Lochlann Jain: In the Same Vein: The Hepatitis B Vaccine and America’s Dirty Blood

Event date: 
Monday 30 September to Tuesday 1 October

In the Same Vein: The Hepatitis B Vaccine and America’s Dirty Blood

Lochlann Jain,  Stanford University / King’ College London

 

Monday, 30 September, 15:00 – 17:00

 

Venue: Violet Laidlaw Room, 6th Floor, Chrystal Macmillan Building

 

After a full-house first session with excellent discussions yesterday, we are excited to invite you all to our second seminar in 2019/2020. This upcoming session is co-hosted with the Edinburgh Centre for Medical Anthropology.

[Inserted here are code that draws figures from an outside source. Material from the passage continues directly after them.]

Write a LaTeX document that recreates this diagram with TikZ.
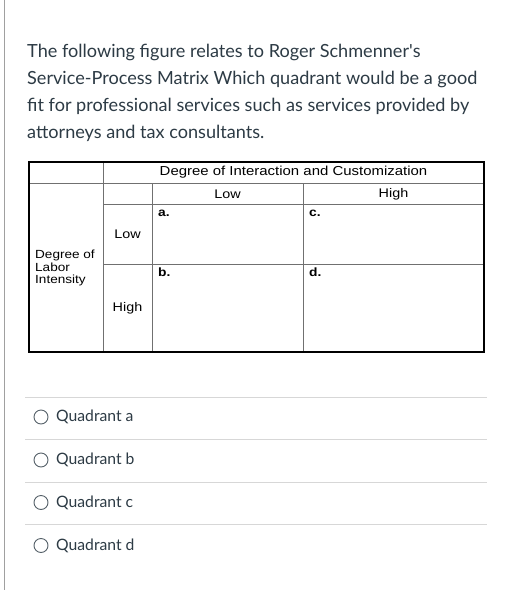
\documentclass[tikz,border=0pt]{standalone}
\usepackage{fontspec}
\setmainfont{Lato}
\newfontfamily\arialf[FakeStretch=1.15]{Liberation Sans}
\definecolor{txt}{HTML}{2D3B45}
\definecolor{sep}{HTML}{D7D7D7}
\definecolor{edge}{HTML}{A0A0A0}
\definecolor{grid}{HTML}{707070}
\begin{document}
\begin{tikzpicture}[x=1pt,y=-1pt,
  qline/.style={anchor=base west,inner sep=0pt,text=txt,font=\fontsize{18.1}{20}\selectfont},
  tbl/.style={inner sep=0pt,font=\arialf\fontsize{12.5}{14}\selectfont},
  tblb/.style={tbl,anchor=base west,font=\arialf\bfseries\fontsize{12}{14}\selectfont},
  opt/.style={anchor=base west,inner sep=0pt,text=txt,font=\fontsize{15.7}{19}\selectfont},
  radio/.style={circle,draw=txt!80,line width=0.9pt,minimum size=14pt,inner sep=0pt},
  sepline/.style={draw=sep,line width=0.8pt},
  gridline/.style={draw=grid,line width=0.7pt}]
\useasboundingbox (0,0) rectangle (508,590);
\fill[white] (0,0) rectangle (508,590);
\draw[edge,line width=1pt] (4.5,0) -- (4.5,590);
% question text
\node[qline] (l1) at (27,57) {The following figure relates to Roger Schmenner\textquotesingle s};
\node[qline] (l2) at (27,84) {Service-Process Matrix Which quadrant would be a good};
\node[qline] (l3) at (27,111) {fit for professional services such as services provided by};
\node[qline] (l4) at (27,138) {attorneys and tax consultants.};
% table grid
\coordinate (tl) at (29,162);
\coordinate (br) at (484,352);
\draw[gridline] (29,183) -- (484,183);
\draw[gridline] (103,204) -- (484,204);
\draw[gridline] (103,264) -- (484,264);
\draw[gridline] (103,162) -- (103,352);
\draw[gridline] (152,183) -- (152,352);
\draw[gridline] (303,183) -- (303,352);
\draw[black,line width=1.6pt] (tl) rectangle (br);
% table texts
\node[tbl,font=\arialf\fontsize{13}{14}\selectfont] (hdr) at (293.5,172.5) {Degree of Interaction and Customization};
\node[tbl] (clow) at (227.5,194) {Low};
\node[tbl] (chigh) at (393.5,194) {High};
\node[tbl] (rlow) at (127.5,234.5) {Low};
\node[tbl] (rhigh) at (127.5,308.5) {High};
\node[tbl,anchor=west,align=left,font=\arialf\fontsize{11.8}{12.5}\selectfont] (dli) at (35,268) {Degree of\\Labor\\Intensity};
\node[tblb] (qa) at (158,216) {a.};
\node[tblb] (qc) at (309,216) {c.};
\node[tblb] (qb) at (158,276) {b.};
\node[tblb] (qd) at (309,276) {d.};
% options
\foreach \y in {397,439,482,524} \draw[sepline] (25,\y) -- (487,\y);
\node[radio] (r1) at (41,417) {};
\node[radio] (r2) at (41,460) {};
\node[radio] (r3) at (41,502.5) {};
\node[radio] (r4) at (41,545.5) {};
\node[opt] (o1) at (56,421.5) {Quadrant a};
\node[opt] (o2) at (56,464.5) {Quadrant b};
\node[opt] (o3) at (56,507) {Quadrant c};
\node[opt] (o4) at (56,550) {Quadrant d};
\end{tikzpicture}
\end{document}
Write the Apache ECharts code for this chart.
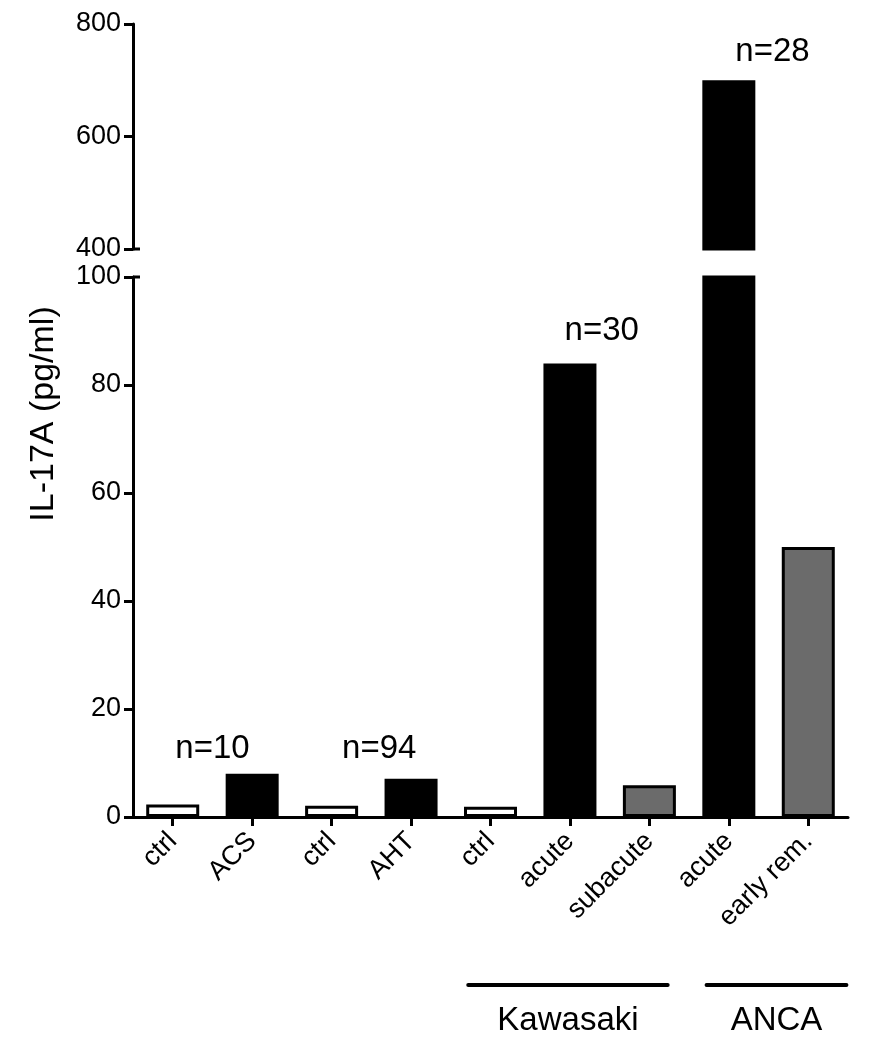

There will be biscuits, tea and coffee before and after the seminar.

 

Our Speaker

                                                  

Our speaker on Monday 30 September will be Lochlann Jain, who is a professor of Anthropology at Stanford University and a Visiting Professor of Global Health and Social Medicine at King’ College London. Jain is an award-winning scholar and artist and their research falls at the intersection of law, science and technology studies, and medicine and aims to understand how knowledge formations underpin common sense ideas. They are the author of a range of excellent publications on medicine, science & technology as well as auto mobility and have published three books. The most widely known book is certainly ‘Malignant. How Cancer Becomes Us.’ (UC Press: 2013),  which has received praise for its "brilliant and disturbing" (Nature Magazine) account of uncertainty around cancer in modern society and is a “scholarly, angry, intimate, objective, smart, moving book that teaches us how to endure and even maybe thrive in the ‘rubble.’” (Donna Haraway) Her latest book has turned to the relations of art and social science, experimenting in graphic philosophy. In our seminar on Monday, Jain will turn to their most recent research on the history of the Hepatitis B Vaccine in the USA.

 

Speaker’s Abstract

 

The talk will track two parallel stories. First, the practices of industrial blood extraction and trade that led to exploding rates of hepatitis B circulation will be contextualized in light of the enabling legal, medical, and regulatory conditions. Second, the development of the hepatitis B vaccine will be explored focusing in particular on the trials of the 1970s. I analyse how varied and shifting rhetorics of class, sexuality, and criminality played out in the medical and social understandings of hepatitis B in ways that consistently downplayed its seriousness, and set the path for how an emerging HIV was articulated as disease in the early 1980s.